The Chicago School of Economics has played a pivotal role in shaping modern financial policies, particularly in the realm of deregulation. Emerging in the mid-20th century, this school emphasized free markets, minimal government intervention, and the importance of competition in fostering economic growth.

Origins of the Chicago School

The Chicago School originated at the University of Chicago in the 1940s, with prominent economists like Milton Friedman and George Stigler leading the movement. Their ideas challenged the prevailing Keynesian approach, advocating for less government oversight and greater reliance on market forces.

Core Principles Influencing Deregulation

  • Market Efficiency: Belief that markets are inherently efficient and self-correcting.
  • Limited Government: Preference for reduced government intervention in the economy.
  • Consumer Sovereignty: Emphasis on consumers’ ability to make choices that guide market outcomes.
  • Regulatory Minimization: Advocacy for lowering barriers to entry and removing unnecessary regulations.

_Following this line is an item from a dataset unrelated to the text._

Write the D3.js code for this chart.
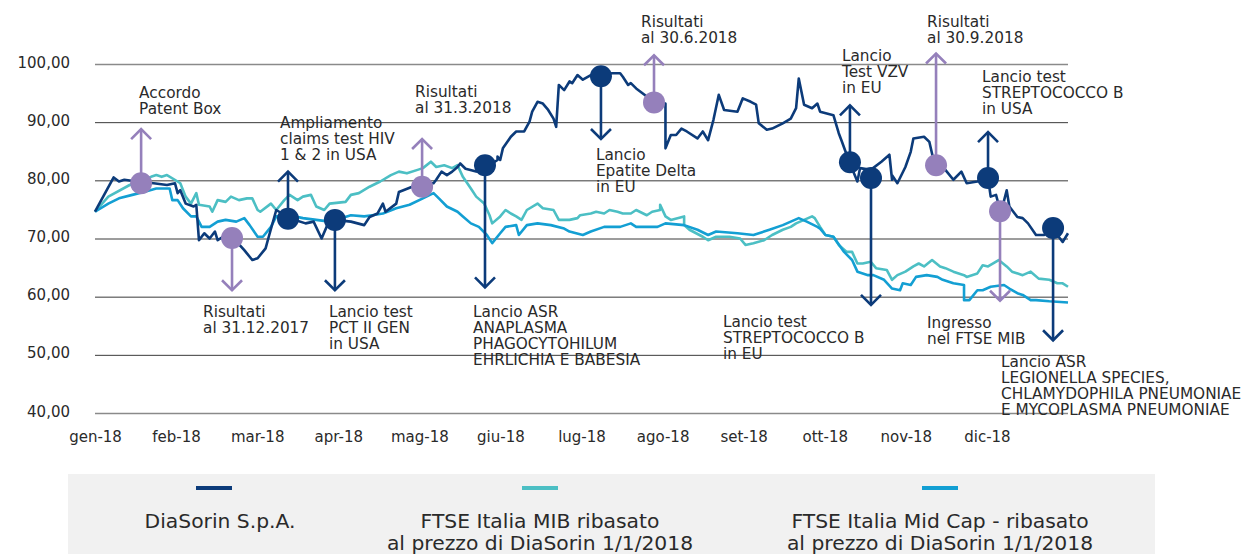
<!DOCTYPE html>
<html>
<head>
<meta charset="utf-8">
<script src="https://cdn.jsdelivr.net/npm/d3@7"></script>
<style>
  body { margin: 0; background: #fff; }
  svg text { font-family: "DejaVu Sans", sans-serif; fill: #2a2a2a; }
</style>
</head>
<body>
<svg id="chart" width="1256" height="554"></svg>
<script>
// month labels on the x axis (evenly spaced, one per month)
const monthLabels = ['gen-18','feb-18','mar-18','apr-18','mag-18','giu-18','lug-18','ago-18','set-18','ott-18','nov-18','dic-18'];
const yTicks = [40, 50, 60, 70, 80, 90, 100];

// [day of year, value]
const diasorin = [[0,74.6],[7,80.5],[9,79.8],[11,80.1],[17,79.7],[22,79.5],[27,79.2],[30,79.5],[31,77.8],[32,78.3],[34,76.0],[37,75.5],[38,75.8],[39,69.7],[41,70.9],[43,70.0],[45,71.2],[46,69.7],[48,70.3],[52,70.0],[56,68.0],[59,66.3],[61,66.6],[64,68.3],[65,70.0],[68,74.9],[73,73.5],[79,72.6],[82,72.9],[85,70.0],[88,73.2],[90,73.2],[96,72.9],[101,72.3],[103,73.7],[106,74.3],[108,76.0],[109,74.6],[113,76.0],[114,78.0],[119,78.9],[123,79.5],[127,79.5],[128,80.1],[130,81.5],[132,80.9],[134,81.5],[136,82.3],[137,82.9],[139,82.0],[143,81.5],[147,82.3],[151,83.5],[151,84.1],[152,83.5],[153,85.5],[156,87.5],[158,88.4],[161,88.4],[163,90.1],[164,91.8],[166,93.5],[168,93.2],[170,92.1],[172,90.6],[173,89.2],[174,96.4],[176,95.5],[178,97.0],[179,96.7],[181,98.1],[183,97.3],[186,98.1],[190,98.1],[194,98.4],[197,98.4],[198,97.8],[200,96.4],[201,96.7],[203,95.8],[207,94.4],[209,93.5],[214,93.2],[214,85.5],[216,87.8],[218,87.8],[220,88.9],[222,88.4],[226,87.2],[228,88.4],[230,86.9],[232,90.4],[234,94.7],[236,92.1],[241,91.8],[243,94.1],[246,93.5],[248,93.0],[249,89.8],[252,88.7],[254,88.9],[258,89.8],[261,90.6],[263,92.4],[264,97.5],[266,93.0],[269,92.4],[271,93.2],[272,91.8],[277,91.2],[279,88.1],[280,86.9],[283,83.1],[286,79.8],[287,82.1],[291,81.8],[295,83.2],[298,84.4],[299,80.1],[299,80.9],[301,79.5],[304,82.3],[306,84.9],[307,87.2],[311,87.5],[313,86.6],[315,82.6],[319,81.8],[322,80.1],[325,81.5],[327,79.5],[331,79.8],[335,80.4],[336,77.2],[338,77.5],[339,75.8],[340,74.7],[342,78.3],[343,75.5],[346,73.7],[348,73.5],[350,72.6],[353,70.6],[356,70.6],[359,71.8],[363,69.4],[365,70.9]];

const ftseMib = [[0,74.6],[5,77.2],[13,79.2],[21,80.6],[23,80.9],[25,80.6],[27,80.9],[31,79.8],[32,79.5],[34,77.2],[36,76.0],[38,77.8],[39,75.8],[43,75.5],[44,74.6],[46,76.6],[49,76.3],[51,77.2],[54,76.6],[57,76.9],[59,76.9],[61,74.9],[62,74.6],[66,76.0],[68,74.9],[71,76.6],[73,77.5],[76,76.6],[78,77.2],[81,77.5],[83,75.5],[86,74.9],[88,76.0],[94,76.3],[96,77.5],[99,77.8],[103,78.9],[107,79.8],[111,80.9],[114,81.5],[117,81.2],[121,81.8],[123,82.1],[126,83.2],[128,82.3],[131,82.6],[134,82.1],[136,82.6],[138,80.6],[141,78.6],[143,77.2],[146,76.0],[148,74.0],[149,72.6],[152,73.8],[154,74.9],[156,74.3],[158,73.8],[160,73.2],[162,74.9],[166,76.0],[168,75.2],[172,74.9],[174,73.2],[178,73.2],[181,73.5],[182,74.0],[186,74.3],[188,74.6],[191,74.3],[193,74.9],[196,74.6],[198,74.3],[201,74.3],[203,74.9],[207,74.0],[209,74.6],[212,74.9],[212,75.8],[214,73.8],[216,73.2],[221,73.8],[221,72.3],[223,71.5],[228,70.3],[230,69.7],[233,70.3],[238,70.3],[242,70.0],[244,68.9],[247,69.2],[251,69.7],[254,70.6],[258,71.5],[261,72.0],[263,72.6],[266,73.2],[269,73.8],[270,73.5],[272,72.0],[274,70.6],[277,70.3],[279,68.9],[282,67.7],[284,67.7],[286,65.7],[288,65.7],[291,66.0],[293,64.9],[297,64.6],[299,62.9],[301,63.7],[304,64.3],[307,65.2],[309,65.7],[311,65.2],[314,66.3],[317,65.2],[319,64.9],[322,64.3],[326,63.7],[327,63.4],[331,64.0],[333,65.4],[335,65.2],[339,66.3],[342,65.2],[344,64.3],[348,63.7],[351,64.3],[354,63.1],[358,62.9],[361,62.3],[363,62.3],[365,61.7]];

const ftseMidCap = [[0,74.6],[5,76.0],[9,76.9],[14,77.5],[19,78.1],[23,78.6],[28,78.6],[29,76.6],[31,76.6],[33,75.2],[36,73.8],[38,73.8],[40,72.0],[43,72.0],[46,72.9],[49,73.2],[53,72.9],[56,73.5],[58,72.3],[61,70.3],[63,70.3],[66,72.0],[68,73.8],[73,74.0],[78,73.5],[83,73.2],[88,72.9],[96,74.0],[101,73.8],[104,74.0],[108,74.3],[113,75.2],[118,75.8],[123,76.9],[127,77.8],[129,76.9],[132,75.5],[136,74.6],[138,73.8],[141,72.6],[144,72.0],[147,70.6],[149,69.2],[152,70.9],[154,72.0],[158,72.3],[159,70.6],[162,72.3],[166,72.6],[171,72.3],[176,71.7],[178,71.2],[183,70.6],[186,71.2],[191,72.0],[197,72.0],[201,72.6],[203,72.0],[211,72.0],[214,72.6],[221,72.3],[226,71.5],[230,70.6],[233,71.2],[241,70.9],[247,70.6],[253,71.5],[258,72.3],[264,73.5],[267,72.9],[271,72.0],[272,71.7],[274,70.6],[277,70.3],[281,67.7],[284,66.3],[286,64.3],[290,63.7],[292,63.7],[296,62.9],[299,61.4],[302,61.1],[303,62.3],[306,62.0],[308,63.4],[312,63.7],[316,63.4],[318,62.9],[322,62.3],[326,62.0],[326,59.4],[328,59.4],[331,61.1],[333,61.1],[336,61.7],[341,62.0],[343,61.4],[346,60.6],[348,60.3],[351,59.4],[353,59.4],[358,59.2],[365,59.0]];

// events: day, DiaSorin value at the dot, value where the arrow ends, type, text
const events = [
  { day: 17.3,  value: 79.5, tip: 88.8,  type: 'results', text: ['Accordo', 'Patent Box'] },
  { day: 51.4,  value: 70.1, tip: 61.1,  type: 'results', text: ['Risultati', 'al 31.12.2017'] },
  { day: 72.4,  value: 73.4, tip: 81.5,  type: 'launch',  text: ['Ampliamento', 'claims test HIV', '1 & 2 in USA'] },
  { day: 90.0,  value: 73.2, tip: 61.1,  type: 'launch',  text: ['Lancio test', 'PCT II GEN', 'in USA'] },
  { day: 122.7, value: 78.9, tip: 87.1,  type: 'results', text: ['Risultati', 'al 31.3.2018'] },
  { day: 146.3, value: 82.6, tip: 61.6,  type: 'launch',  text: ['Lancio ASR', 'ANAPLASMA', 'PHAGOCYTOHILUM', 'EHRLICHIA E BABESIA'] },
  { day: 189.8, value: 97.9, tip: 87.1,  type: 'launch',  text: ['Lancio', 'Epatite Delta', 'in EU'] },
  { day: 209.7, value: 93.4, tip: 101.5, type: 'results', text: ['Risultati', 'al 30.6.2018'] },
  { day: 283.2, value: 83.1, tip: 92.9,  type: 'launch',  text: ['Lancio', 'Test VZV', 'in EU'] },
  { day: 291.1, value: 80.4, tip: 58.6,  type: 'launch',  text: ['Lancio test', 'STREPTOCOCCO B', 'in EU'] },
  { day: 315.5, value: 82.6, tip: 101.8, type: 'results', text: ['Risultati', 'al 30.9.2018'] },
  { day: 335.0, value: 80.4, tip: 88.3,  type: 'launch',  text: ['Lancio test', 'STREPTOCOCCO B', 'in USA'] },
  { day: 339.5, value: 74.7, tip: 59.3,  type: 'results', text: ['Ingresso', 'nel FTSE MIB'] },
  { day: 359.4, value: 71.8, tip: 52.5,  type: 'launch',  text: ['Lancio ASR', 'LEGIONELLA SPECIES,', 'CHLAMYDOPHILA PNEUMONIAE', 'E MYCOPLASMA PNEUMONIAE'] }
];
// label placement relative to the dot (first baseline), pixels
const labelOffsets = [[-2,-85],[-29,79],[-8,-91],[-6,97],[-7,-90],[-12,152],[-5,84],[-13,-75],[-8,-101],[-148,149],[-9,-138],[-6,-96],[-73,117],[-52,139]];

const seriesNames = ['DiaSorin S.p.A.', 'FTSE Italia MIB ribasato|al prezzo di DiaSorin 1/1/2018', 'FTSE Italia Mid Cap - ribasato|al prezzo di DiaSorin 1/1/2018'];
const colors = { dia: '#0c3b7a', mib: '#4cbfc4', mid: '#139fd3', results: '#9580bb', launch: '#0c3b7a' };

const left = 95, right = 1068;
const x = d3.scaleLinear().domain([0, 365]).range([left, right]);
const y = d3.scaleLinear().domain([40, 100]).range([413, 64]);

const svg = d3.select('#chart');
const it = d3.formatLocale({ decimal: ',', thousands: '.', grouping: [3], currency: ['€', ''] });
const fmt = it.format('.2f');

// y axis + gridlines
const yAxis = svg.append('g')
  .attr('transform', `translate(${left},0)`)
  .call(d3.axisLeft(y).tickValues(yTicks).tickSize(-(right - left)).tickPadding(25).tickFormat(fmt));
yAxis.select('.domain').remove();
yAxis.selectAll('.tick line')
  .attr('stroke', d => (d === 100 || d === 40) ? '#8a8a8a' : '#3a3a3a')
  .attr('stroke-width', d => (d === 100 || d === 40) ? 1.6 : 1);
yAxis.selectAll('.tick text').attr('font-size', 15).attr('dy', '0.2em').style('font-family', '"DejaVu Sans", sans-serif').attr('fill', '#2a2a2a');

// x axis labels
const xAxis = svg.append('g')
  .attr('transform', `translate(0,${y(40)})`)
  .call(d3.axisBottom(x).tickValues(monthLabels.map((m, i) => i * 365 / 12)).tickSize(0).tickPadding(18)
    .tickFormat((d, i) => monthLabels[i]));
xAxis.select('.domain').remove();
xAxis.selectAll('.tick text').attr('font-size', 15).style('font-family', '"DejaVu Sans", sans-serif').attr('fill', '#2a2a2a');

// lines
const line = d3.line().x(d => x(d[0])).y(d => y(d[1]));
[[ftseMib, colors.mib], [ftseMidCap, colors.mid], [diasorin, colors.dia]].forEach(([data, c]) => {
  svg.append('path').datum(data)
    .attr('fill', 'none').attr('stroke', c).attr('stroke-width', 2.6)
    .attr('stroke-linejoin', 'round').attr('d', line);
});

// event arrows, dots and labels
const ev = svg.append('g').selectAll('g').data(events).join('g');
ev.append('line')
  .attr('x1', d => x(d.day)).attr('x2', d => x(d.day))
  .attr('y1', d => y(d.value)).attr('y2', d => y(d.tip))
  .attr('stroke', d => colors[d.type]).attr('stroke-width', 2.6);
ev.append('path')
  .attr('d', d => {
    const tx = x(d.day), ty = y(d.tip), s = d.tip > d.value ? 1 : -1;
    return `M${tx - 10},${ty + s * 10}L${tx},${ty}L${tx + 10},${ty + s * 10}`;
  })
  .attr('fill', 'none').attr('stroke', d => colors[d.type]).attr('stroke-width', 2.6);
ev.append('circle')
  .attr('cx', d => x(d.day)).attr('cy', d => y(d.value)).attr('r', 11)
  .attr('fill', d => colors[d.type]);
ev.append('text')
  .attr('font-size', 15.3)
  .attr('x', (d, i) => x(d.day) + labelOffsets[i][0])
  .attr('y', (d, i) => y(d.value) + labelOffsets[i][1])
  .selectAll('tspan').data((d, i) => d.text.map(t => ({ t, x: x(d.day) + labelOffsets[i][0] })))
  .join('tspan')
  .attr('x', d => d.x).attr('dy', (d, i) => i === 0 ? 0 : 16)
  .text(d => d.t);

// legend
const legend = svg.append('g');
legend.append('rect').attr('x', 68).attr('y', 474).attr('width', 1087).attr('height', 80).attr('fill', '#f1f1f1');
const legendCenters = [214, 540, 940];
const legendColors = [colors.dia, colors.mib, colors.mid];
seriesNames.forEach((name, i) => {
  legend.append('line')
    .attr('x1', legendCenters[i] - 18).attr('x2', legendCenters[i] + 18)
    .attr('y1', 488).attr('y2', 488)
    .attr('stroke', legendColors[i]).attr('stroke-width', 4);
  legend.append('text')
    .attr('text-anchor', 'middle').attr('font-size', 20.3)
    .selectAll('tspan').data(name.split('|')).join('tspan')
    .attr('x', legendCenters[i] + (i === 0 ? 6 : 0))
    .attr('y', (d, j) => 528 + j * 22)
    .text(d => d);
});
</script>
</body>
</html>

Impact on Financial Market Deregulation

The Chicago School’s principles significantly influenced policy decisions starting in the late 20th century. Notably, during the 1980s, policymakers adopted deregulation measures inspired by Chicago economists, aiming to enhance market efficiency and competition.

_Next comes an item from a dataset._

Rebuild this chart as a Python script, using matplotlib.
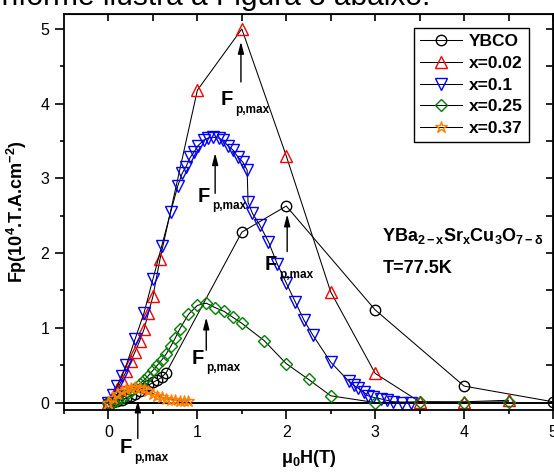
import numpy as np
import matplotlib
matplotlib.use("Agg")
import matplotlib.pyplot as plt
from matplotlib.ticker import MultipleLocator

plt.rcParams["font.family"] = ["Liberation Sans", "DejaVu Sans"]
plt.rcParams["mathtext.fontset"] = "custom"
plt.rcParams["mathtext.rm"] = "Liberation Sans"
plt.rcParams["mathtext.bf"] = "Liberation Sans:bold"
plt.rcParams["mathtext.it"] = "Liberation Sans:italic"

# ---- data (mu0H in T, Fp in 10^4 T.A.cm^-2) ----
ybco_h = [0, 0.05, 0.1, 0.15, 0.2, 0.25, 0.3, 0.35, 0.4, 0.45, 0.5, 0.55, 0.6, 0.65,
          1.5, 2.0, 3.0, 4.0, 5.0]
ybco_fp = [0, 0.01, 0.02, 0.04, 0.06, 0.09, 0.12, 0.15, 0.19, 0.23, 0.27, 0.30, 0.34, 0.40,
           2.28, 2.63, 1.24, 0.22, 0.01]

x002_h = [0, 0.05, 0.1, 0.15, 0.2, 0.25, 0.3, 0.35, 0.4, 0.45, 0.5, 0.58,
          1.0, 1.5, 2.0, 2.5, 3.0, 3.5, 4.0, 4.5]
x002_fp = [0, 0.08, 0.18, 0.3, 0.42, 0.55, 0.68, 0.82, 0.98, 1.2, 1.42, 1.92,
           4.18, 5.0, 3.30, 1.48, 0.39, 0.01, 0.01, 0.03]

x01_h = [0, 0.05, 0.1, 0.15, 0.2, 0.3, 0.4, 0.5, 0.6, 0.7, 0.78,
         0.83, 0.87, 0.92, 0.96, 1.01, 1.07, 1.12, 1.18, 1.24, 1.29, 1.34, 1.40, 1.46,
         1.51, 1.56, 1.57, 1.62, 1.7, 1.8, 1.9, 2.0, 2.1, 2.2, 2.3, 2.5,
         2.7, 2.76, 2.81, 2.87, 2.92, 2.98, 3.06, 3.13, 3.2, 3.3, 3.4]
x01_fp = [0, 0.1, 0.22, 0.35, 0.5, 0.85, 1.2, 1.65, 2.1, 2.55, 2.9,
          3.07, 3.15, 3.28, 3.35, 3.44, 3.51, 3.54, 3.55, 3.54, 3.51, 3.44, 3.38, 3.28,
          3.22, 3.11, 2.68, 2.53, 2.38, 2.15, 1.85, 1.6, 1.35, 1.1, 0.9, 0.54,
          0.29, 0.23, 0.19, 0.14, 0.09, 0.07, 0.05, 0.03, 0.01, 0.0, 0.0]

x025_h = [0, 0.05, 0.1, 0.15, 0.2, 0.25, 0.3, 0.35, 0.4, 0.45, 0.5, 0.55, 0.6, 0.65,
          0.7, 0.75, 0.8, 0.9, 1.0, 1.1, 1.2, 1.3, 1.4, 1.5, 1.75, 2.0, 2.25, 2.5,
          3.0, 3.5, 4.0, 4.5]
x025_fp = [0, 0.01, 0.03, 0.06, 0.1, 0.15, 0.2, 0.25, 0.3, 0.36, 0.43, 0.5, 0.57, 0.65,
           0.75, 0.86, 0.98, 1.18, 1.3, 1.33, 1.27, 1.22, 1.14, 1.06, 0.83, 0.52, 0.31, 0.09,
           0.0, 0.01, 0.0, 0.01]

x037_h = [0, 0.05, 0.1, 0.15, 0.2, 0.25, 0.3, 0.35, 0.4, 0.45, 0.5, 0.55, 0.6, 0.65,
          0.7, 0.75, 0.8, 0.85, 0.9]
x037_fp = [0, 0.06, 0.11, 0.15, 0.18, 0.2, 0.21, 0.2, 0.18, 0.15, 0.12, 0.09, 0.07, 0.05,
           0.04, 0.03, 0.02, 0.02, 0.02]

series = [
    ("YBCO", ybco_h, ybco_fp, "o", "black"),
    ("x=0.02", x002_h, x002_fp, "^", "#FF0000"),
    ("x=0.1", x01_h, x01_fp, "v", "#0000FF"),
    ("x=0.25", x025_h, x025_fp, "D", "#008000"),
    ("x=0.37", x037_h, x037_fp, "*", "#FF8000"),
]
msizes = {"o": 7.5, "^": 8, "v": 8, "D": 6.5, "*": 9}

# arrows: x, start y, tip y ; labels "F p,max": left x and baseline y of the F
arrow_x = [1.49, 1.20, 2.01, 1.10, 0.33]
arrow_y0 = [4.29, 2.80, 2.02, 0.70, -0.48]
arrow_y1 = [4.83, 3.34, 2.52, 1.14, 0.03]
flabel_x = [1.26, 1.00, 1.76, 0.94, 0.13]
flabel_y = [3.98, 2.69, 1.77, 0.52, -0.68]

fig = plt.figure(figsize=(5.54, 4.72), dpi=100)
ax = fig.add_axes([64 / 554, 62 / 472, 489 / 554, 396 / 472])

for name, h, fp, mk, col in series:
    ax.plot(h, fp, color="black", lw=0.75, marker=mk, ms=msizes[mk],
            mfc="none", mec=col, mew=1.0, label=name)

ax.axhline(0, color="black", lw=1.4, zorder=1)

ax.set_xlim(-0.5, 5.0)
ax.set_ylim(-0.1, 5.2)
ax.xaxis.set_major_locator(MultipleLocator(1))
ax.xaxis.set_minor_locator(MultipleLocator(0.5))
ax.yaxis.set_major_locator(MultipleLocator(1))
ax.yaxis.set_minor_locator(MultipleLocator(0.5))
ax.tick_params(which="major", direction="out", length=6.5, width=1.2, labelsize=11.5, pad=4)
ax.tick_params(which="minor", direction="out", length=3, width=1.2)
for s in ax.spines.values():
    s.set_linewidth(1.3)

top = ax.secondary_xaxis("top")
top.set_xticks(np.arange(0, 5.01, 0.5))
top.tick_params(direction="in", length=5, width=1.2, labeltop=False)
right = ax.secondary_yaxis("right")
right.set_yticks(np.arange(0, 5.01, 0.5))
right.tick_params(direction="in", length=5, width=1.2, labelright=False)

ax.set_xlabel("μ$_{\\mathbf{0}}$H(T)", fontsize=13, fontweight="bold", labelpad=6)
ax.set_ylabel("Fp(10$^{\\mathbf{4}}$.T.A.cm$^{\\mathbf{-2}}$)", fontsize=13,
              fontweight="bold", labelpad=8)

for xa, ya0, ya1 in zip(arrow_x, arrow_y0, arrow_y1):
    ax.annotate("", xy=(xa, ya1), xytext=(xa, ya0), annotation_clip=False,
                arrowprops=dict(arrowstyle="-|>,head_length=0.7,head_width=0.18",
                                color="black", lw=1.0, shrinkA=0, shrinkB=0))
for lx, ly in zip(flabel_x, flabel_y):
    ax.text(lx, ly, "F", fontsize=14.5, fontweight="bold", ha="left",
            va="baseline", clip_on=False)
    ax.annotate("p,max", xy=(lx, ly), xytext=(10.5, -5.5), textcoords="offset points",
                fontsize=8.5, fontweight="bold", ha="left", va="baseline",
                annotation_clip=False)

ax.text(3.08, 2.16, "YBa$_{\\mathbf{2-x}}$Sr$_{\\mathbf{x}}$Cu$_{\\mathbf{3}}$O$_{\\mathbf{7-δ}}$",
        fontsize=13, fontweight="bold", va="baseline")
ax.text(3.08, 1.74, "T=77.5K", fontsize=13, fontweight="bold", va="baseline")

leg = ax.legend(loc="upper right", bbox_to_anchor=(0.951, 0.965), fancybox=False,
                edgecolor="black", framealpha=1, prop={"weight": "bold", "size": 12.5},
                handlelength=2.4, labelspacing=0.38, borderpad=0.35, handletextpad=0.4,
                borderaxespad=0)
leg.get_frame().set_linewidth(1.0)

fig.text(430 / 554, 1 - 5 / 472, "conforme ilustra a Figura 3 abaixo:", ha="right",
         va="baseline", fontsize=21.5)

fig.savefig("out.png", dpi=100)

Key Deregulation Initiatives

  • Removal of Banking Restrictions: The Depository Institutions Deregulation and Monetary Control Act of 1980 relaxed interest rate controls.
  • Financial Services Modernization: The Gramm-Leach-Bliley Act of 1999 allowed banks, securities firms, and insurance companies to consolidate.
  • Derivatives Market Expansion: Deregulation facilitated the growth of derivatives trading, increasing market complexity.

Controversies and Criticisms

While the Chicago School’s influence led to increased market efficiency, it also attracted criticism. Critics argue that excessive deregulation contributed to financial crises, such as the 2008 global recession, by encouraging risky behaviors and reducing oversight.

Lessons Learned

  • Balance is essential: Deregulation should be coupled with safeguards to prevent systemic risks.
  • Market discipline: Encouraging transparency and accountability remains critical.
  • Regulatory oversight: Effective regulation can coexist with free-market principles when properly designed.

The influence of the Chicago School on financial deregulation underscores the importance of economic theories in shaping real-world policies. Understanding this history helps educators and students appreciate the complexities of financial markets and the ongoing debate over regulation and free enterprise.